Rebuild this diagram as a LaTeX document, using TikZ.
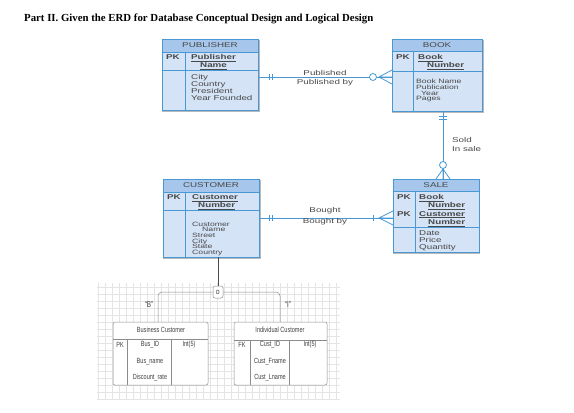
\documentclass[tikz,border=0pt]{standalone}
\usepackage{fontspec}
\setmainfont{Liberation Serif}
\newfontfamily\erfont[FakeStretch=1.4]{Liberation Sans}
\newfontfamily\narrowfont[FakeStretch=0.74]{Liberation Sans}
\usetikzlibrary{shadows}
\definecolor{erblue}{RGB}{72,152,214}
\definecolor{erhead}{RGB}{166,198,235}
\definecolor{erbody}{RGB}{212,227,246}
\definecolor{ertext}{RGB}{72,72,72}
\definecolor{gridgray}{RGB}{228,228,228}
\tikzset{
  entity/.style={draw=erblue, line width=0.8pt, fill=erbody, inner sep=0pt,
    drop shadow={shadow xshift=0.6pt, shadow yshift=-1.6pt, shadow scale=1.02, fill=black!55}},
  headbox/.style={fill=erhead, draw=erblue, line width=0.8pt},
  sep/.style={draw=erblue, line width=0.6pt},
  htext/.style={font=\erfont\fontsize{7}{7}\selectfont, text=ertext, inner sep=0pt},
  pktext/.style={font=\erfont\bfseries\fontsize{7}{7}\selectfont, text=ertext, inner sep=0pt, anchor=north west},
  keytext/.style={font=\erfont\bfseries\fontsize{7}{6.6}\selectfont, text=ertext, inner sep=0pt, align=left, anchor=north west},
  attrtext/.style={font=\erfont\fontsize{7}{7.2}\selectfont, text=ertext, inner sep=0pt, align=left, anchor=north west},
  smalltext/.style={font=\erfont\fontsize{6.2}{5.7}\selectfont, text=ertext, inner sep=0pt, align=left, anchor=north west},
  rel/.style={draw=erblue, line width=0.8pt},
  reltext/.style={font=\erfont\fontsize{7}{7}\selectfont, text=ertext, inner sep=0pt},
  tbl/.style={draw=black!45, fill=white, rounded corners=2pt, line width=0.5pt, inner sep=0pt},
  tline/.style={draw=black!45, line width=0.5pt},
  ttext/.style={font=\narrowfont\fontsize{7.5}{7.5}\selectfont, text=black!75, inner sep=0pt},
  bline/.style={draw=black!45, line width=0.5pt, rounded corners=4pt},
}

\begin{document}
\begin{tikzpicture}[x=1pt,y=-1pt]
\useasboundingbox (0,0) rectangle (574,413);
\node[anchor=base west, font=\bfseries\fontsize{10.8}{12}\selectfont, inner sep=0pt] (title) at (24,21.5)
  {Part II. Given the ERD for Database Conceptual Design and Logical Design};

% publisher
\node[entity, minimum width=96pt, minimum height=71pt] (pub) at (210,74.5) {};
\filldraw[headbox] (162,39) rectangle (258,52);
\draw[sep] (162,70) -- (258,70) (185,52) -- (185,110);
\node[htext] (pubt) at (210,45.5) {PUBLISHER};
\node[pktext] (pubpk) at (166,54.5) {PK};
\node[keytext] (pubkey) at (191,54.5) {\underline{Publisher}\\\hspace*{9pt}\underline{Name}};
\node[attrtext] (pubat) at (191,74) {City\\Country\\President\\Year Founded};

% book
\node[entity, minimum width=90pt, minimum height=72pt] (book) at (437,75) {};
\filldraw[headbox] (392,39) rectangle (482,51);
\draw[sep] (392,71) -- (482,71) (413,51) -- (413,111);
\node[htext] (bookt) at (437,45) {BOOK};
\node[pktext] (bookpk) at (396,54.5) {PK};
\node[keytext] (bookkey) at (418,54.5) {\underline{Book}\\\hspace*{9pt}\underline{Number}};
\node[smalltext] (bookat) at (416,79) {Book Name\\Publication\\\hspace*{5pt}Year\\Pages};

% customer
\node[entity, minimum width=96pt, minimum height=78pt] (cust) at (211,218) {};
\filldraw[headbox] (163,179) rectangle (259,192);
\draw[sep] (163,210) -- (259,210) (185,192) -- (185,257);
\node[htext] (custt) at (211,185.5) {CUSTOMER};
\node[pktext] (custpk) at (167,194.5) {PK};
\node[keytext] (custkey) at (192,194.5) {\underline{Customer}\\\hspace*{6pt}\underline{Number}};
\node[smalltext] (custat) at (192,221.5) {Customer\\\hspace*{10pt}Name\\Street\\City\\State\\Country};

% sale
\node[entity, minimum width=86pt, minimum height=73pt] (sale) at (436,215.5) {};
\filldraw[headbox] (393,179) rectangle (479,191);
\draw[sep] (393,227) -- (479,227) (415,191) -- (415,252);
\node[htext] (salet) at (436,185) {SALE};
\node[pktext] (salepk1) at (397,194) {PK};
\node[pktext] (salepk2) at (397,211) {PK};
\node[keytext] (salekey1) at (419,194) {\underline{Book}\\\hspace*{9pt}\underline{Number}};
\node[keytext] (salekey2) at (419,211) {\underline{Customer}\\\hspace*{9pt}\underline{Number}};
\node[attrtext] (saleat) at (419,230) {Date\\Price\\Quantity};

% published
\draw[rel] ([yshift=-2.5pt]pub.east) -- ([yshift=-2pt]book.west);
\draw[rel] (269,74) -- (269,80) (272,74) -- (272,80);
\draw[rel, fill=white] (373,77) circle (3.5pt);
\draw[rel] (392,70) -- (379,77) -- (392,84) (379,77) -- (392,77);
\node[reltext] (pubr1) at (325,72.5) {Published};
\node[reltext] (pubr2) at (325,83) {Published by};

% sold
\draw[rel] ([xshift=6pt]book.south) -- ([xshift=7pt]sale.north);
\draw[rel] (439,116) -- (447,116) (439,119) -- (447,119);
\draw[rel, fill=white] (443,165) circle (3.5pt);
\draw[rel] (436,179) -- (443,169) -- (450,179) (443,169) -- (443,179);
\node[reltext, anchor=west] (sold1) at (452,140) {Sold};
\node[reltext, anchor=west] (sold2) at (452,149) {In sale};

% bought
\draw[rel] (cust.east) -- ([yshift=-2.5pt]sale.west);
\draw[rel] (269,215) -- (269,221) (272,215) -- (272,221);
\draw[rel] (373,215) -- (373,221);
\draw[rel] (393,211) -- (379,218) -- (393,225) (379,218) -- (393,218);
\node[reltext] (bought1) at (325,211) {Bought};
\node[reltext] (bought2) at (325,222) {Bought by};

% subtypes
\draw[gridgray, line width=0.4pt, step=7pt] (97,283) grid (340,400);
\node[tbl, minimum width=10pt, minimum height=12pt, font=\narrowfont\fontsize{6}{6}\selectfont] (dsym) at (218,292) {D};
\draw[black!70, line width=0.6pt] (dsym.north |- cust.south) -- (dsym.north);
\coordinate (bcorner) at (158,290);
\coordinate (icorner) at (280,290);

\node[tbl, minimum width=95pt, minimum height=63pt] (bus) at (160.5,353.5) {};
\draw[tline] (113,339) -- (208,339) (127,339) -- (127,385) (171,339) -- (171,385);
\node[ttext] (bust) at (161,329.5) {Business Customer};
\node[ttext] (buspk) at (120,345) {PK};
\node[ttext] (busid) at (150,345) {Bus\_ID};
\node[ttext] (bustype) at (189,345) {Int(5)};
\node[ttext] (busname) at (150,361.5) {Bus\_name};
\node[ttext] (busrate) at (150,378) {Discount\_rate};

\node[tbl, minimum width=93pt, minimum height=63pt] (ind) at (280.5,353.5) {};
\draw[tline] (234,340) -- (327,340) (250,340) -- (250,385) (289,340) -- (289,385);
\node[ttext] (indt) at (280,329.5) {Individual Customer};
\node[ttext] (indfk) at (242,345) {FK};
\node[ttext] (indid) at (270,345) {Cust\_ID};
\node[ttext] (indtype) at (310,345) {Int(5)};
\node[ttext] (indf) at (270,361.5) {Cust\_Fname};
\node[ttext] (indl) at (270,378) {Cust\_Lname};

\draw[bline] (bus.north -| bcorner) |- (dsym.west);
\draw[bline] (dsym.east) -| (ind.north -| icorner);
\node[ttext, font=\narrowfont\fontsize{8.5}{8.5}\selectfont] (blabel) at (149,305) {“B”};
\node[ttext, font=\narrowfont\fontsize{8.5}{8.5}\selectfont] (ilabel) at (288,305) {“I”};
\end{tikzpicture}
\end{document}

- REQUIREMENTS -
Without the pictures, return the listing above from its first line through the line that has "II. Given the".

- REPLY -
Rebuild this diagram as a LaTeX document, using TikZ.
\documentclass[tikz,border=0pt]{standalone}
\usepackage{fontspec}
\setmainfont{Liberation Serif}
\newfontfamily\erfont[FakeStretch=1.4]{Liberation Sans}
\newfontfamily\narrowfont[FakeStretch=0.74]{Liberation Sans}
\usetikzlibrary{shadows}
\definecolor{erblue}{RGB}{72,152,214}
\definecolor{erhead}{RGB}{166,198,235}
\definecolor{erbody}{RGB}{212,227,246}
\definecolor{ertext}{RGB}{72,72,72}
\definecolor{gridgray}{RGB}{228,228,228}
\tikzset{
  entity/.style={draw=erblue, line width=0.8pt, fill=erbody, inner sep=0pt,
    drop shadow={shadow xshift=0.6pt, shadow yshift=-1.6pt, shadow scale=1.02, fill=black!55}},
  headbox/.style={fill=erhead, draw=erblue, line width=0.8pt},
  sep/.style={draw=erblue, line width=0.6pt},
  htext/.style={font=\erfont\fontsize{7}{7}\selectfont, text=ertext, inner sep=0pt},
  pktext/.style={font=\erfont\bfseries\fontsize{7}{7}\selectfont, text=ertext, inner sep=0pt, anchor=north west},
  keytext/.style={font=\erfont\bfseries\fontsize{7}{6.6}\selectfont, text=ertext, inner sep=0pt, align=left, anchor=north west},
  attrtext/.style={font=\erfont\fontsize{7}{7.2}\selectfont, text=ertext, inner sep=0pt, align=left, anchor=north west},
  smalltext/.style={font=\erfont\fontsize{6.2}{5.7}\selectfont, text=ertext, inner sep=0pt, align=left, anchor=north west},
  rel/.style={draw=erblue, line width=0.8pt},
  reltext/.style={font=\erfont\fontsize{7}{7}\selectfont, text=ertext, inner sep=0pt},
  tbl/.style={draw=black!45, fill=white, rounded corners=2pt, line width=0.5pt, inner sep=0pt},
  tline/.style={draw=black!45, line width=0.5pt},
  ttext/.style={font=\narrowfont\fontsize{7.5}{7.5}\selectfont, text=black!75, inner sep=0pt},
  bline/.style={draw=black!45, line width=0.5pt, rounded corners=4pt},
}

\begin{document}
\begin{tikzpicture}[x=1pt,y=-1pt]
\useasboundingbox (0,0) rectangle (574,413);
\node[anchor=base west, font=\bfseries\fontsize{10.8}{12}\selectfont, inner sep=0pt] (title) at (24,21.5)
  {Part II. Given the ERD for Database Conceptual Design and Logical Design};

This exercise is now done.